I really love these thought provoking and insightful posts. You're great at aggregating and curating content to inform the reader and allow everyone to form their own opinion on the matter. You really inspire me @Scoresby !!
BIP's are the equivalent of IT telling you to create a ticket to get you to go away
It's an appeal to authority in a way too, design by committee... have others dilute your idea rather than just building the thing with conviction.

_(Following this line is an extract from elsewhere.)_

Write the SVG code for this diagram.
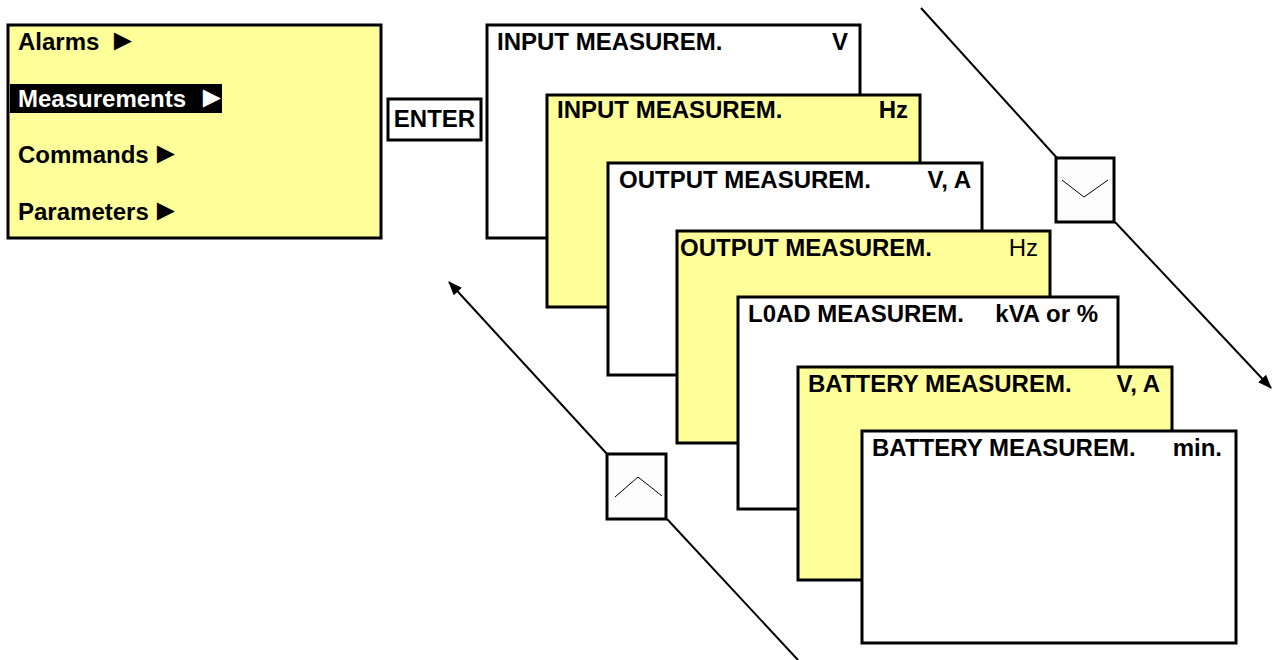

Submitting a BIP is submission to the perceived authority of that repo and therefore its maintainers.
Imagine if everyone that wrote a BIP that went nowhere instead just had a fork of Core, how many forks of Core might have some traction as changes compounded and got interest?

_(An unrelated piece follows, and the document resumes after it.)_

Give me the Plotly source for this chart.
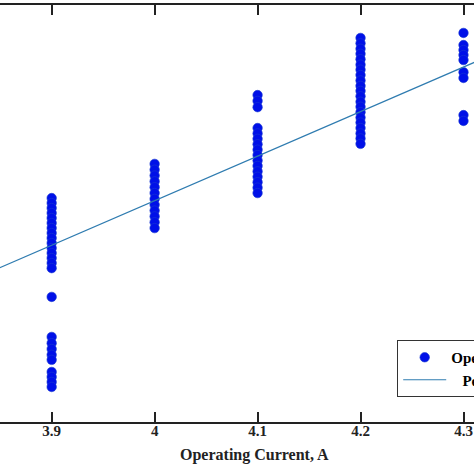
import plotly.graph_objects as go

# Operating current groups (A)
current_39 = [3.9] * 25
vals_39 = [53.7, 52.5, 51.3, 50.1, 48.9, 47.7, 46.5, 45.3, 44.1, 42.9, 41.7, 40.5, 39.3, 38.1, 36.9,
           30.0, 20.4, 18.9, 17.5, 16.1, 14.9, 12.0, 10.8, 9.6, 8.4]
current_40 = [4.0] * 12
vals_40 = [61.9, 60.5, 59.1, 57.7, 56.3, 54.9, 53.5, 52.1, 50.7, 49.3, 47.9, 46.5]
current_41 = [4.1] * 16
vals_41 = [78.4, 77.0, 75.5, 70.5, 69.2, 67.9, 66.6, 65.3, 64.0, 62.7, 61.4, 60.1, 58.8, 57.5, 56.2, 54.9]
current_42 = [4.2] * 21
vals_42 = [92.1, 90.8, 89.5, 88.3, 87.0, 85.7, 84.5, 83.2, 81.9, 80.6, 79.4, 78.1, 76.8, 75.6, 74.3,
           73.0, 71.8, 70.5, 69.2, 68.0, 66.7]
current_43 = [4.3] * 9
vals_43 = [93.3, 90.4, 89.2, 88.0, 86.8, 83.9, 82.5, 73.6, 72.2]

fit_x = [3.8, 4.4]
fit_y = [31.7, 95.8]

tick_vals = [3.9, 4.0, 4.1, 4.2, 4.3]
tick_text = ["3.9", "4", "4.1", "4.2", "4.3"]
x_title = "Operating Current, A"

xs = current_39 + current_40 + current_41 + current_42 + current_43
ys = vals_39 + vals_40 + vals_41 + vals_42 + vals_43

fig = go.Figure()
fig.add_trace(go.Scatter(
    x=xs, y=ys, mode="markers", name="Operating Points",
    marker=dict(color="#0010e8", size=9.5, line=dict(color="#1a3ad0", width=0.6)),
))
fig.add_trace(go.Scatter(
    x=fit_x, y=fit_y, mode="lines", name="\u00a0\u00a0\u00a0Performance Fit",
    line=dict(color="#2f7cb0", width=1.2),
))

serif = "Liberation Serif"
fig.update_layout(
    width=474, height=474,
    margin=dict(l=0, r=0, t=5, b=52, autoexpand=False),
    paper_bgcolor="white", plot_bgcolor="white",
    showlegend=True,
    legend=dict(
        x=0.838, y=0.1966, xanchor="left", yanchor="top",
        bgcolor="white", bordercolor="#333333", borderwidth=1,
        font=dict(family=serif, size=15, color="black", weight="bold"),
        tracegroupgap=0, itemwidth=43,
    ),
    xaxis=dict(
        range=[3.8498, 4.3102],
        tickvals=tick_vals, ticktext=tick_text,
        ticks="inside", ticklen=10, tickwidth=1.5, tickcolor="#222222",
        showline=True, linecolor="#222222", linewidth=2, mirror="ticks",
        showgrid=False, zeroline=False,
        ticklabelstandoff=-6,
        tickfont=dict(family=serif, size=15, color="#222222", weight="bold"),
    ),
    yaxis=dict(
        range=[0, 100], showline=False, showgrid=False, zeroline=False,
        showticklabels=False, ticks="",
    ),
    annotations=[dict(
        text=x_title, x=4.0974, xref="x", y=0, yref="paper", showarrow=False,
        font=dict(family=serif, size=16, color="#222222", weight="bold"),
        xanchor="center", yanchor="middle",
    )],
)
# place title annotation at pixel row 455 (convert to paper coords of plot area)
fig.layout.annotations[0].y = 1 - (455 - 5) / 417

fig.write_html("out.html")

Bad example perhaps because this costs more lost coins than anything, but seed phrases are a BIP not adopted by Core... people just built it.
An idea for a change might be really good, good enough that people try and run it... but if that same idea gets swept under the rug in the BIP repo it will discourage people from running it since they see it as a filter.

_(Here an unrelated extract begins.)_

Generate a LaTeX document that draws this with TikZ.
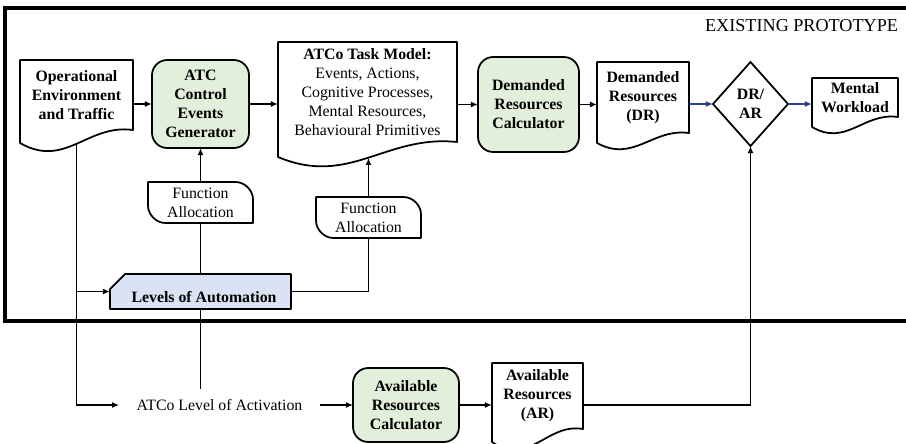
\documentclass[tikz,border=0pt]{standalone}
\usepackage{fontspec}
\setmainfont{Liberation Serif}
\usepackage{xcolor}
\usetikzlibrary{shapes.geometric, arrows.meta, positioning, calc, backgrounds}
\definecolor{cGreen}{RGB}{226,239,218}
\definecolor{cBlue}{RGB}{218,227,243}
\definecolor{cNavy}{RGB}{47,62,140}
\tikzset{
	txt/.style      ={align=center, inner sep=0pt, outer sep=0pt, font=\fontsize{13.5}{16.2}\selectfont},
	bold/.style     ={txt, font=\fontsize{13.5}{16.2}\selectfont\bfseries},
	calcbox/.style  ={bold, rectangle, rounded corners=13pt, draw=black, line width=1.5pt, fill=cGreen},
	docbox/.style   ={rectangle},
	decide/.style   ={bold, diamond, draw=black, line width=1.5pt, minimum width=2.25cm, minimum height=2.52cm},
	% connector styles
	shapeline/.style={line width=1.5pt, line join=round},
	flow/.style     ={-{Latex[length=6pt, width=5pt]}, line width=1.5pt},
	link/.style     ={line width=1.5pt},
	frame/.style    ={line width=2.8pt},
}
% document shape with a wavy bottom (#2 = depth of the wave)
\newcommand{\docoutline}[2]{%
	\draw[shapeline] ($(#1.south west)+(0,#2)$)
		.. controls ($(#1.south west)!0.4!(#1.south east)+(0,3*#2)$) and ($(#1.south west)!0.6!(#1.south east)+(0,-0.5*#2)$) .. (#1.south east) coordinate[pos=0.5] (#1-w)
		-- (#1.north east) -- (#1.north west) -- cycle;
}
% card with two rounded corners
\newcommand{\cardoutline}[1]{%
	\draw[shapeline] (#1.north west) -- ([xshift=-15pt]#1.north east)
		.. controls ([xshift=-7pt]#1.north east) and ([yshift=-7pt]#1.north east) .. ([yshift=-15pt]#1.north east)
		-- (#1.south east) -- ([xshift=15pt]#1.south west)
		.. controls ([xshift=7pt]#1.south west) and ([yshift=7pt]#1.south west) .. ([yshift=15pt]#1.south west) -- cycle;
}
% manual input box with a cut corner
\newcommand{\inputoutline}[1]{%
	\begin{scope}[on background layer]
		\draw[shapeline, fill=cBlue] ([yshift=-13pt]#1.north west) -- ([xshift=13pt]#1.north west) -- (#1.north east) -- (#1.south east) -- (#1.south west) -- cycle;
	\end{scope}
}

\begin{document}
\begin{tikzpicture}[x=0.03cm, y=-0.03cm]
	\useasboundingbox (0,0) rectangle (906,443);
	\draw[frame] (906,8) -- (5,8) -- (5,321) -- (906,321);
	\node[txt, anchor=east, font=\fontsize{15.5}{18}\selectfont] (proto) at (898,26) {EXISTING PROTOTYPE};

	% top row
	\node[bold, docbox, minimum width=3.39cm, minimum height=2.1cm] (env) at (76.5,95) {Operational\\Environment\\and Traffic};
	\docoutline{env}{13}
	\node[calcbox, minimum width=2.91cm, minimum height=2.64cm] (gen) at (200.5,104) {ATC\\Control\\Events\\Generator};
	\node[txt, docbox, minimum width=5.37cm, minimum height=3cm] (task) at (367.5,92) {\textbf{ATCo Task Model:}\\Events, Actions,\\Cognitive Processes,\\Mental Resources,\\Behavioural Primitives};
	\docoutline{task}{15}
	\node[calcbox, minimum width=3.03cm, minimum height=2.85cm] (drc) at (528.5,104.5) {Demanded\\Resources\\Calculator};
	\node[bold, docbox, minimum width=2.76cm, minimum height=2.13cm] (dr) at (643,97.5) {Demanded\\Resources\\(DR)};
	\docoutline{dr}{10}
	\node[decide] (ratio) at (750.5,104) {DR/\\AR};
	\node[bold, docbox, minimum width=2.58cm, minimum height=1.17cm] (mw) at (855,97.5) {Mental\\Workload};
	\docoutline{mw}{10}

	% function allocation and automation
	\node[txt, minimum width=3.15cm, minimum height=1.23cm] (fa1) at (200.5,202.5) {Function\\Allocation};
	\cardoutline{fa1}
	\node[txt, minimum width=3.15cm, minimum height=1.23cm] (fa2) at (368.5,217.5) {Function\\Allocation};
	\cardoutline{fa2}
	\node[bold, minimum width=5.43cm, minimum height=1.05cm] (loa) at (200.5,291.5) {\hspace*{6pt}\raisebox{-9pt}[0pt][0pt]{Levels of Automation}};
	\inputoutline{loa}

	% bottom row
	\node[txt, inner xsep=15pt, inner ysep=9pt] (act) at (219.5,405) {ATCo Level of Activation};
	\node[calcbox, minimum width=3.18cm, minimum height=2.22cm] (arc) at (406,405) {Available\\Resources\\Calculator};
	\node[bold, docbox, minimum width=2.73cm, minimum height=1.98cm] (ar) at (537.5,396) {Available\\Resources\\(AR)};
	\docoutline{ar}{13}

	% connectors
	\draw[flow] (gen.west -| env.east) -- (gen.west);
	\draw[flow] (gen.east) -- (gen.east -| task.west);
	\draw[flow] (drc.west -| task.east) -- (drc.west);
	\draw[flow] (drc.east) -- (drc.east -| dr.west);
	\draw[flow, cNavy] (ratio.west -| dr.east) -- (ratio.west);
	\draw[flow, cNavy] (ratio.east) -- (ratio.east -| mw.west);
	\draw[flow] (fa1.north) -- (gen.south);
	\draw[flow] (fa2.north) -- (fa2.north |- task-w);
	\draw[link] (fa1.south) -- (loa.north);
	\draw[link] (loa.east) -| (fa2.south);
	\draw[link] (loa.south) -- (loa.south |- act.north);
	\draw[flow] (env-w) |- (act.west);
	\draw[flow] (env-w |- loa.west) -- (loa.west);
	\draw[flow] (act.east) -- (arc.west);
	\draw[flow] (arc.east) -- (arc.east -| ar.west);
	\draw[flow] (arc.east -| ar.east) -| (ratio.south);
\end{tikzpicture}
\end{document}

The NIP's repo in Nostr catalyzed this for me, prNIP-69 swept under the rug for arbitrary reasons of vanity, CLINK SDK however now ascendant.
Do you know of any systems like BIPs, NIPs, PIPs, etc where they don't use a central repo to collect them, but rather follow a format (like that proposed by BIP3) but rely on whoever proposed a specific idea to host the repo for that idea alone?
So: a BIP is something that follows this format, not a BIP is something that is in this repo.
Well the P in this things is "proposal", so it's inherently trying to convince others, rather than just documenting something you built for yourself that others can adopt, or not
The opposite might be something like http smtp or ftp not being a proposal to tcp/ip
You can try to convince people of something whether or not the something is located in one single place or in many places.
The real test of not having a single BIP repo would be some kind of soft fork BIP, as I imagine that would be very tricky to coordinate without a single source.
But I don't think it is true that single source for each BIP has to equal same source for a BIPs.
You can convince people just by doing a thing and they see it works... Showing vs telling
Proposals skew towards telling. The BIP repo, correctly or incorrectly, is equated with Core as the default distribution
If telling the default distribution fails, thats perceived as a filter ... Committee building... which kills potential early or legitimizes bad things.
These types of things exists because people are over socialized, deferential, lack confidence, etc, the natural course of weak men creating hard times.
What if the NSA decided not to build Bitcoin after the negative responses to the paper on the mailing lists?
https://twiiit.com/nic_carter/status/2039131684411437330
The real question buried in this drama isn't whether "go write a BIP" is good advice. It's whether the BIP process itself has become a political process wearing technical clothing.
Schnelli says "if it is shut down, it's purely technical." But Carter's point about BIP360 is hard to ignore. If a technically sound proposal gets ignored because the wrong person champions it, that IS political gatekeeping. You can call it "lack of consensus" but that's just politics with extra steps.
Here's what I think gets missed though. The BIP process was designed for a world where 20 people cared about Bitcoin protocol development. Now thousands do. The bottleneck isn't malice from those 5 gatekeepers. It's that the process doesn't scale. It was never built to handle this volume of proposals, this many stakeholders, or this much money riding on outcomes.
Sztorc is right that "go write a BIP" as a dismissal is absurd if the process itself is broken. But the fix isn't abandoning BIPs. The fix is making the process transparent enough that technical merit can be evaluated independently of who's championing it.
The Knots comparison in the post is actually the most interesting part. If submitting a PR to Knots carries no obligation for them to implement, why would submitting a BIP to Core be any different? The answer people don't want to hear: because Core IS Bitcoin in practice, even if it shouldn't be in theory.